Cash generation is a key strength on an annual basis. The company produced an impressive $527 million of free cash flow in fiscal 2025, demonstrating a high conversion of profits into cash. However, investors should be aware of seasonal swings in working capital. For example, the first quarter saw a cash outflow of -$54.76 million as the company built up inventory, which then swung back to a positive inflow of $50.71 million in the second quarter. This pattern is typical for retailers preparing for major shopping seasons.

Overall, Abercrombie's financial foundation appears stable and resilient. The company's ability to generate high margins and strong annual cash flows provides significant flexibility to invest in growth, repurchase shares, and navigate potential economic softness. The primary financial risks are less about leverage or solvency and more about maintaining operational excellence in inventory and working capital management to sustain its impressive performance.

Factor Analysis

  • Balance Sheet Strength

    Pass

    The company maintains very low leverage thanks to strong earnings, but its liquidity ratios are only average for the retail sector.

    Abercrombie & Fitch's balance sheet strength comes from its low earnings-based leverage rather than a large cash pile. The company’s most recent Debt-to-EBITDA ratio was 0.83x. This is significantly below the industry benchmark, where a ratio under 2.5x is considered healthy, signaling that its debt is very manageable relative to its earnings. This is a clear strength.

    However, its liquidity position is less impressive. The current ratio, which measures the ability to cover short-term liabilities with short-term assets, was 1.44 in the latest quarter. This is slightly below the typical industry average of around 1.5 to 2.0. Furthermore, the quick ratio (which excludes inventory) was 0.75. A value below 1.0 indicates a dependency on selling inventory to meet immediate obligations. While this is common in retail, it leaves less room for error if sales slow unexpectedly. The cash and equivalents of $572.73 million provide a reasonable buffer, but it is less than the total debt of $1,099 million.

  • Cash Conversion

    Pass

    The company is a powerful cash generator on an annual basis, effectively converting over 90% of its net income into free cash flow, despite notable seasonal volatility.

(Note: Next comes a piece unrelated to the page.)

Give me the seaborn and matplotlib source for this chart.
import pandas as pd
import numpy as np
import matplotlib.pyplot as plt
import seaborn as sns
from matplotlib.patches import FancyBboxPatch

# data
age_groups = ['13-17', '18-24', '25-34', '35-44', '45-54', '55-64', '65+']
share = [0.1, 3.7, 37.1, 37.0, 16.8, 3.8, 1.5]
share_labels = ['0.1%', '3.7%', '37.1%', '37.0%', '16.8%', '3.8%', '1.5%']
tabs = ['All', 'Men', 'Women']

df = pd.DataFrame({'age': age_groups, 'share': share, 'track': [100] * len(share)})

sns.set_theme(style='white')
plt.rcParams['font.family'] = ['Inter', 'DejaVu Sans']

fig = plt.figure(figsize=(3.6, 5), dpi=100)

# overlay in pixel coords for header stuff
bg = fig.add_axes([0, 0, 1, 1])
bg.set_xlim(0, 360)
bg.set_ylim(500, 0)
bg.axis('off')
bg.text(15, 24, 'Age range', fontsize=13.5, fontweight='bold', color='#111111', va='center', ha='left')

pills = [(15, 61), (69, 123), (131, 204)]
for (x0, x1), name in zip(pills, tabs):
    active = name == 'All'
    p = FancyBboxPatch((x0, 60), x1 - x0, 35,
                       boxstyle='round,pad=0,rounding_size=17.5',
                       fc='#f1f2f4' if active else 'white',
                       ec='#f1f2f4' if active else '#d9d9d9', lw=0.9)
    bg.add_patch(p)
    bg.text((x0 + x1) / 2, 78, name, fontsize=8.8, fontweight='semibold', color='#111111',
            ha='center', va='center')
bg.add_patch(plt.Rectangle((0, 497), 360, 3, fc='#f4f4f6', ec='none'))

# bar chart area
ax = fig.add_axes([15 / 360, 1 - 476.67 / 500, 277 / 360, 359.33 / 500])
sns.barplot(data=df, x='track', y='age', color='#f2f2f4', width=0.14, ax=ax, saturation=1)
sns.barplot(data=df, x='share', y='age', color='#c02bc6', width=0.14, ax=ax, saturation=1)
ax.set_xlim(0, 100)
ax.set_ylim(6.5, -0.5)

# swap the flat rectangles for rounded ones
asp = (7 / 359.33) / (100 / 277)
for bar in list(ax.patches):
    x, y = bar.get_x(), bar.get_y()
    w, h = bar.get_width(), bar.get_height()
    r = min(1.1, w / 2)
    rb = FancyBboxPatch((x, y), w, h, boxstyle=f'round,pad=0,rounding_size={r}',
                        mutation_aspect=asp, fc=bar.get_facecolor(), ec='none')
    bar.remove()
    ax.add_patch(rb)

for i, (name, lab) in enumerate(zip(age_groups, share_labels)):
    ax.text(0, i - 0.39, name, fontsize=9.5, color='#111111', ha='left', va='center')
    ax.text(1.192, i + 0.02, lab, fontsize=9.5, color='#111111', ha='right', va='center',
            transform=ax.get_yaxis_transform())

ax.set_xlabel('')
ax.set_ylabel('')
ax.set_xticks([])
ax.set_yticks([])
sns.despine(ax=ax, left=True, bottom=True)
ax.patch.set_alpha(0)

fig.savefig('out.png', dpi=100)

    Abercrombie's ability to generate cash is a significant strength. In its last full fiscal year, it generated $527.47 million in free cash flow (FCF), resulting in a high FCF margin of 10.66%. This is well above the typical 5-8% benchmark for a healthy retail business, indicating strong operational efficiency. The company also excels at converting its accounting profits into actual cash, with an FCF-to-Net-Income conversion rate of 93.2% last year, confirming the high quality of its earnings.

    Investors should note the seasonality in cash flow. The first quarter of fiscal 2026 saw a negative FCF of -$54.76 million, driven by a -$150.49 million investment in working capital, primarily for inventory. This reversed in the second quarter with a positive FCF of $50.71 million. This pattern is expected in retail but underscores the importance of viewing cash generation over a full-year cycle rather than quarter by quarter. Overall, the strong annual performance demonstrates a financially healthy and self-funding business.

  • Gross Margin Quality

    Pass

    Abercrombie's gross margins are exceptionally strong and well above industry standards, signaling powerful brand equity and disciplined pricing.

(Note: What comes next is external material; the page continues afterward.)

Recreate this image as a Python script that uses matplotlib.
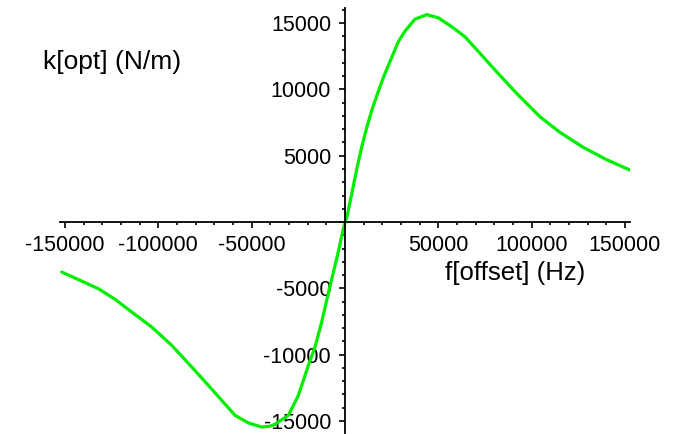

    The company's gross margin performance is a clear indicator of its brand strength and pricing power. In the most recent quarter, its gross margin was 62.63%, consistent with the 61.99% from the prior quarter and the stellar 64.15% achieved for the last full fiscal year. These figures are significantly above the apparel and footwear retail industry average, which typically falls between 50% and 55%.

    A gross margin above 60% is considered top-tier. It suggests that Abercrombie can sell its products at or near full price, avoiding the deep, margin-eroding discounts that plague many competitors. This superior profitability at the product level provides a substantial cushion to absorb costs further down the income statement and is a primary driver of the company's overall financial success. This is one of the most positive factors in its financial profile.

  • Operating Leverage

    Pass

    The company achieves excellent operating leverage, translating its high gross margins into industry-leading operating margins through effective cost management.

    Abercrombie demonstrates strong control over its operating expenses relative to its sales, leading to impressive profitability. For its last full fiscal year, the operating margin was 15.15%, and it remained high at 13.88% in the most recent quarter. These results are exceptional for the specialty retail sector, where a high single-digit or low double-digit margin (around 8-12%) is considered strong. Abercrombie's performance puts it in the upper echelon of its peers.

    This high operating margin shows that the company is effectively managing its Selling, General & Administrative (SG&A) expenses. While SG&A costs naturally rise with sales, they are not growing fast enough to erode the benefit of the company's strong gross margins. This efficiency, known as operating leverage, means that each additional dollar of sales contributes a significant amount to the bottom line, highlighting a scalable and profitable business model.

  • Working Capital Health

    Pass

    Inventory is managed effectively with a healthy turnover rate, suggesting merchandise is selling well and the risk of markdowns is controlled.

    Abercrombie appears to be managing its inventory and working capital efficiently. The company’s inventory turnover ratio was 3.36 in the latest quarter, which is in line with its annual figure of 3.4 and sits comfortably within the healthy range of 3-4x for specialty apparel retailers. This indicates that inventory is moving through the system at a good pace, reducing the risk of it becoming obsolete and requiring heavy discounts to clear.

    Inventory levels rose from $542 million in Q1 to $593 million in Q2, which represents a typical seasonal build-up ahead of the key back-to-school and holiday periods. This proactive management is crucial for meeting demand without overstocking. While a detailed cash conversion cycle is not provided, the company’s ability to manage payables and inventory effectively is a key component of its strong annual cash flow generation.